----- DATA SHOWN
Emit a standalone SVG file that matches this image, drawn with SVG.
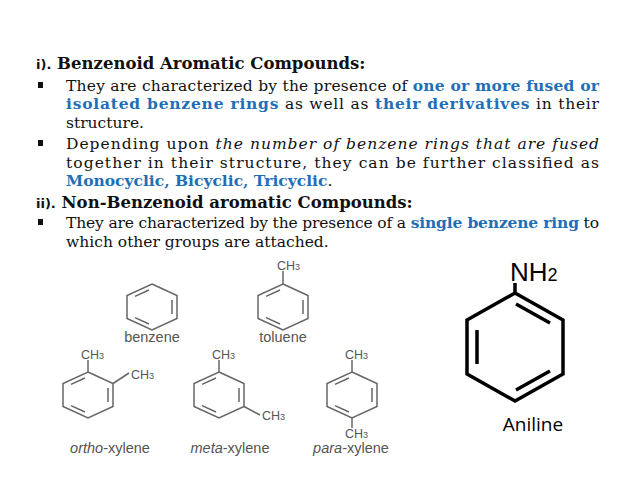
<svg xmlns="http://www.w3.org/2000/svg" width="638" height="493" viewBox="0 0 638 493">
<style>
.t{font-family:"DejaVu Serif","Liberation Serif",serif;font-size:15.5px;fill:#111}
.b{font-weight:bold;fill:#1f6fb5}
.h{font-family:"DejaVu Serif",serif;font-size:16.5px;font-weight:bold;fill:#111}
.r{font-family:"DejaVu Sans",sans-serif;font-size:13px;font-weight:bold}
.ch{font-family:"Liberation Sans",sans-serif;font-size:12.5px;fill:#555}
.lb{font-family:"Liberation Sans",sans-serif;font-size:14.5px;fill:#555;text-anchor:middle}
.ring{fill:none;stroke:#666;stroke-width:1.5}
.sub{font-size:9px}
</style>
<defs>
<g id="hex" class="ring">
<path d="M0,-23 L25,-11.5 L25,11.5 L0,23 L-25,11.5 L-25,-11.5 Z"/>
<path d="M20,-7 V7 M-17,-10.6 L-3,-17 M-17,10.6 L-3,17"/>
</g>
</defs>
<rect width="638" height="493" fill="#fff"/>
<g id="text">
<text x="36" y="69" class="h"><tspan class="r">i).</tspan> Benzenoid Aromatic Compounds:</text>
<rect x="38" y="82" width="5" height="6" fill="#111"/>
<text x="66" y="91" class="t" textLength="533" lengthAdjust="spacing">They are characterized by the presence of <tspan class="b">one or more fused or</tspan></text>
<text x="66" y="109" class="t" textLength="533" lengthAdjust="spacing"><tspan class="b">isolated benzene rings</tspan> as well as <tspan class="b">their derivatives</tspan> in their</text>
<text x="66" y="128" class="t">structure.</text>
<rect x="38" y="140" width="5" height="6" fill="#111"/>
<text x="66" y="149" class="t" textLength="533" lengthAdjust="spacing">Depending upon <tspan font-style="italic">the number of benzene rings that are fused</tspan></text>
<text x="66" y="168" class="t" textLength="533" lengthAdjust="spacing">together in their structure, they can be further classified as</text>
<text x="66" y="186" class="t"><tspan class="b">Monocyclic, Bicyclic, Tricyclic</tspan>.</text>
<text x="36" y="208" class="h"><tspan class="r">ii).</tspan> Non-Benzenoid aromatic Compounds:</text>
<rect x="38" y="219" width="5" height="6" fill="#111"/>
<text x="66" y="228" class="t" textLength="533" lengthAdjust="spacing">They are characterized by the presence of a <tspan class="b">single benzene ring</tspan> to</text>
<text x="66" y="247" class="t">which other groups are attached.</text>
</g>
<g id="benzene"><use href="#hex" x="152" y="307"/><text x="152" y="342" class="lb">benzene</text></g>
<g id="toluene"><use href="#hex" x="283" y="307"/><path d="M283,284 V271" class="ring"/><text x="277" y="270" class="ch">CH<tspan class="sub">3</tspan></text><text x="283" y="342" class="lb">toluene</text></g>
<g id="ortho"><use href="#hex" x="88" y="395"/><path d="M88,372 V360" class="ring"/><path d="M113,383.5 L129,373" class="ring"/><text x="81" y="359" class="ch">CH<tspan class="sub">3</tspan></text><text x="131" y="379" class="ch">CH<tspan class="sub">3</tspan></text><text x="110" y="453" class="lb"><tspan font-style="italic">ortho</tspan>-xylene</text></g>
<g id="meta"><use href="#hex" x="219" y="395"/><path d="M219,372 V360" class="ring"/><path d="M244,406.5 L260,415" class="ring"/><text x="212" y="359" class="ch">CH<tspan class="sub">3</tspan></text><text x="262" y="420" class="ch">CH<tspan class="sub">3</tspan></text><text x="230" y="453" class="lb"><tspan font-style="italic">meta</tspan>-xylene</text></g>
<g id="para"><use href="#hex" x="352" y="395"/><path d="M352,372 V360" class="ring"/><path d="M352,418 V428" class="ring"/><text x="345" y="359" class="ch">CH<tspan class="sub">3</tspan></text><text x="345" y="438" class="ch">CH<tspan class="sub">3</tspan></text><text x="351" y="453" class="lb"><tspan font-style="italic">para</tspan>-xylene</text></g>
<g id="aniline" fill="none" stroke="#000" stroke-width="3.5">
<path d="M515,293 L563,320 L563,374 L515,401 L467,374 L467,320 Z"/>
<path d="M477,330 V364 M516,304 L550,323 M516,390 L550,371"/>
<path d="M515,293 V283"/>
<text x="510" y="281" font-family="Liberation Sans,sans-serif" font-size="26" fill="#000" stroke="none">NH<tspan font-size="18">2</tspan></text>
<text x="533" y="431" font-family="Open Sans,sans-serif" font-size="19" fill="#000" stroke="none" text-anchor="middle">Aniline</text>
</g>
</svg>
----------
### WHAT IS NEEDED:
Transcribe the whole listing, character for character, but not its images.

### EXERCISE RESULT:
Emit a standalone SVG file that matches this image, drawn with SVG.
<svg xmlns="http://www.w3.org/2000/svg" width="638" height="493" viewBox="0 0 638 493">
<style>
.t{font-family:"DejaVu Serif","Liberation Serif",serif;font-size:15.5px;fill:#111}
.b{font-weight:bold;fill:#1f6fb5}
.h{font-family:"DejaVu Serif",serif;font-size:16.5px;font-weight:bold;fill:#111}
.r{font-family:"DejaVu Sans",sans-serif;font-size:13px;font-weight:bold}
.ch{font-family:"Liberation Sans",sans-serif;font-size:12.5px;fill:#555}
.lb{font-family:"Liberation Sans",sans-serif;font-size:14.5px;fill:#555;text-anchor:middle}
.ring{fill:none;stroke:#666;stroke-width:1.5}
.sub{font-size:9px}
</style>
<defs>
<g id="hex" class="ring">
<path d="M0,-23 L25,-11.5 L25,11.5 L0,23 L-25,11.5 L-25,-11.5 Z"/>
<path d="M20,-7 V7 M-17,-10.6 L-3,-17 M-17,10.6 L-3,17"/>
</g>
</defs>
<rect width="638" height="493" fill="#fff"/>
<g id="text">
<text x="36" y="69" class="h"><tspan class="r">i).</tspan> Benzenoid Aromatic Compounds:</text>
<rect x="38" y="82" width="5" height="6" fill="#111"/>
<text x="66" y="91" class="t" textLength="533" lengthAdjust="spacing">They are characterized by the presence of <tspan class="b">one or more fused or</tspan></text>
<text x="66" y="109" class="t" textLength="533" lengthAdjust="spacing"><tspan class="b">isolated benzene rings</tspan> as well as <tspan class="b">their derivatives</tspan> in their</text>
<text x="66" y="128" class="t">structure.</text>
<rect x="38" y="140" width="5" height="6" fill="#111"/>
<text x="66" y="149" class="t" textLength="533" lengthAdjust="spacing">Depending upon <tspan font-style="italic">the number of benzene rings that are fused</tspan></text>
<text x="66" y="168" class="t" textLength="533" lengthAdjust="spacing">together in their structure, they can be further classified as</text>
<text x="66" y="186" class="t"><tspan class="b">Monocyclic, Bicyclic, Tricyclic</tspan>.</text>
<text x="36" y="208" class="h"><tspan class="r">ii).</tspan> Non-Benzenoid aromatic Compounds:</text>
<rect x="38" y="219" width="5" height="6" fill="#111"/>
<text x="66" y="228" class="t" textLength="533" lengthAdjust="spacing">They are characterized by the presence of a <tspan class="b">single benzene ring</tspan> to</text>
<text x="66" y="247" class="t">which other groups are attached.</text>
</g>
<g id="benzene"><use href="#hex" x="152" y="307"/><text x="152" y="342" class="lb">benzene</text></g>
<g id="toluene"><use href="#hex" x="283" y="307"/><path d="M283,284 V271" class="ring"/><text x="277" y="270" class="ch">CH<tspan class="sub">3</tspan></text><text x="283" y="342" class="lb">toluene</text></g>
<g id="ortho"><use href="#hex" x="88" y="395"/><path d="M88,372 V360" class="ring"/><path d="M113,383.5 L129,373" class="ring"/><text x="81" y="359" class="ch">CH<tspan class="sub">3</tspan></text><text x="131" y="379" class="ch">CH<tspan class="sub">3</tspan></text><text x="110" y="453" class="lb"><tspan font-style="italic">ortho</tspan>-xylene</text></g>
<g id="meta"><use href="#hex" x="219" y="395"/><path d="M219,372 V360" class="ring"/><path d="M244,406.5 L260,415" class="ring"/><text x="212" y="359" class="ch">CH<tspan class="sub">3</tspan></text><text x="262" y="420" class="ch">CH<tspan class="sub">3</tspan></text><text x="230" y="453" class="lb"><tspan font-style="italic">meta</tspan>-xylene</text></g>
<g id="para"><use href="#hex" x="352" y="395"/><path d="M352,372 V360" class="ring"/><path d="M352,418 V428" class="ring"/><text x="345" y="359" class="ch">CH<tspan class="sub">3</tspan></text><text x="345" y="438" class="ch">CH<tspan class="sub">3</tspan></text><text x="351" y="453" class="lb"><tspan font-style="italic">para</tspan>-xylene</text></g>
<g id="aniline" fill="none" stroke="#000" stroke-width="3.5">
<path d="M515,293 L563,320 L563,374 L515,401 L467,374 L467,320 Z"/>
<path d="M477,330 V364 M516,304 L550,323 M516,390 L550,371"/>
<path d="M515,293 V283"/>
<text x="510" y="281" font-family="Liberation Sans,sans-serif" font-size="26" fill="#000" stroke="none">NH<tspan font-size="18">2</tspan></text>
<text x="533" y="431" font-family="Open Sans,sans-serif" font-size="19" fill="#000" stroke="none" text-anchor="middle">Aniline</text>
</g>
</svg>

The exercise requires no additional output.